Holding — Delort, J.
- The Illinois Appellate Court held that the marital settlement agreement did not require Michael to pay Theresa a portion of the bonuses he received from McGraw-Hill.
Rule
- A marital settlement agreement's terms are binding and apply specifically to the employment context established at the time of its creation, requiring modification if circumstances change.
Reasoning
- The Illinois Appellate Court reasoned that the language of the MSA specifically addressed bonuses from Michael's former employer, HSBC, and did not apply to bonuses from McGraw-Hill.
- The court noted that the MSA was crafted with a focus on the historical bonus structure at HSBC, and the parties likely did not foresee a change in employment that would alter the terms of the agreement.
- The court concluded that for Theresa to receive a share of Michael's bonuses from McGraw-Hill, the MSA would need to be modified to reflect this new employment context.
- Since the trial court had ruled based on a misinterpretation of the MSA, the appellate court reversed the ruling and noted that any future claims regarding bonuses should consider whether there had been a substantial change in circumstances.
Deep Dive: How the Court Reached Its Decision
Court's Interpretation of the Marital Settlement Agreement
The Illinois Appellate Court focused on the specific language of the marital settlement agreement (MSA) that addressed Michael Walloga's bonus structure from his former employer, HSBC. The court noted that the MSA explicitly referenced Michael's historical annual discretionary cash awards from HSBC, which created an expectation that these terms would govern the distribution of bonuses as long as Michael had maintenance obligations. The court found that the MSA did not account for any potential change in employment or bonus structure, indicating that the parties likely did not foresee a scenario where Michael would transition to a different employer with a different compensation plan. This led the court to conclude that the language of the MSA was tailored to the circumstances surrounding HSBC and could not automatically extend to bonuses received from McGraw-Hill. Therefore, the court determined that the MSA required modification to reflect any significant changes in employment circumstances for Theresa to be entitled to a share of Michael’s new bonuses.

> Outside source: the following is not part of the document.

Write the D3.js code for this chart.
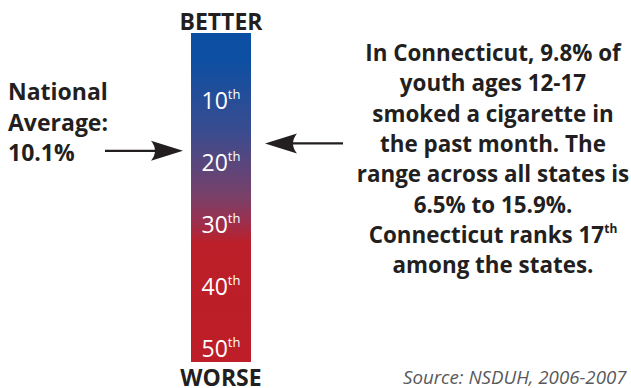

Legal Principles Governing Marital Settlement Agreements
The court reiterated the principle that marital settlement agreements are binding contracts, governed by general contract law principles. In this case, the court emphasized that the primary goal of contract interpretation is to ascertain the intent of the parties involved, primarily through the plain and ordinary meaning of unambiguous terms. The court highlighted that under Illinois law, the terms of a contract, including a marital settlement agreement, should be interpreted based on the language contained within the document itself. Furthermore, the court noted that if the language is clear and unambiguous, it should be interpreted as a matter of law without resorting to extrinsic evidence. This approach reinforces the importance of the original terms agreed upon by the parties, which must be respected unless a formal modification is sought due to a substantial change in circumstances.
Impact of Employment Changes on Bonus Distribution
The court considered the implications of Michael's change in employment from HSBC to McGraw-Hill on the distribution of bonuses. It determined that the MSA's provisions specifically related to bonuses from HSBC and did not extend to bonuses issued by a different employer. The court pointed out that the MSA clearly stated terms that were contingent upon Michael's employment with HSBC, which included how bonuses were calculated and distributed. Therefore, the court reasoned that since the MSA did not anticipate a transition to a different employer with a different bonus structure, it could not be applied to the new context of Michael's employment with McGraw-Hill. This analysis highlighted the necessity for any adjustments to the MSA to reflect new employment conditions if Theresa wished to receive a share of Michael's bonuses from his new job.
Need for Modification of the MSA
The appellate court concluded that for Theresa to benefit from Michael's bonuses received from McGraw-Hill, the MSA would have to be formally modified to account for the new employment circumstances. The court indicated that the existing language of the MSA, which was focused on HSBC, did not encompass the bonuses that Michael received from his new employer. The court further noted that modifications to an MSA could be based on a showing of substantial change in circumstances, which had not been litigated in this case. Consequently, the appellate court reversed the trial court's ruling, indicating that any future claims regarding bonus distributions should consider whether there had been a significant change in the parties' circumstances that warranted an adjustment to the agreement. This ruling underscored the importance of ensuring that contractual obligations reflect the current realities of the parties involved.
Conclusion of the Court
In its final determination, the Illinois Appellate Court reversed the trial court's order that had awarded Theresa a share of Michael's bonuses from McGraw-Hill. The court clarified that the specific language of the MSA did not require Michael to distribute any portion of the bonuses he received from his new employer. By emphasizing that the MSA was not designed to extend to changes in employment or bonus structures, the court reinforced the need for clarity and foresight in drafting marital settlement agreements. The appellate court's ruling left open the possibility for future modifications to the MSA, contingent on a substantial change in circumstances, but it ultimately concluded that the existing terms did not apply to the bonuses in question. This decision highlighted the necessity for parties to clearly outline their expectations in settlement agreements, particularly concerning employment-related compensations that may change over time.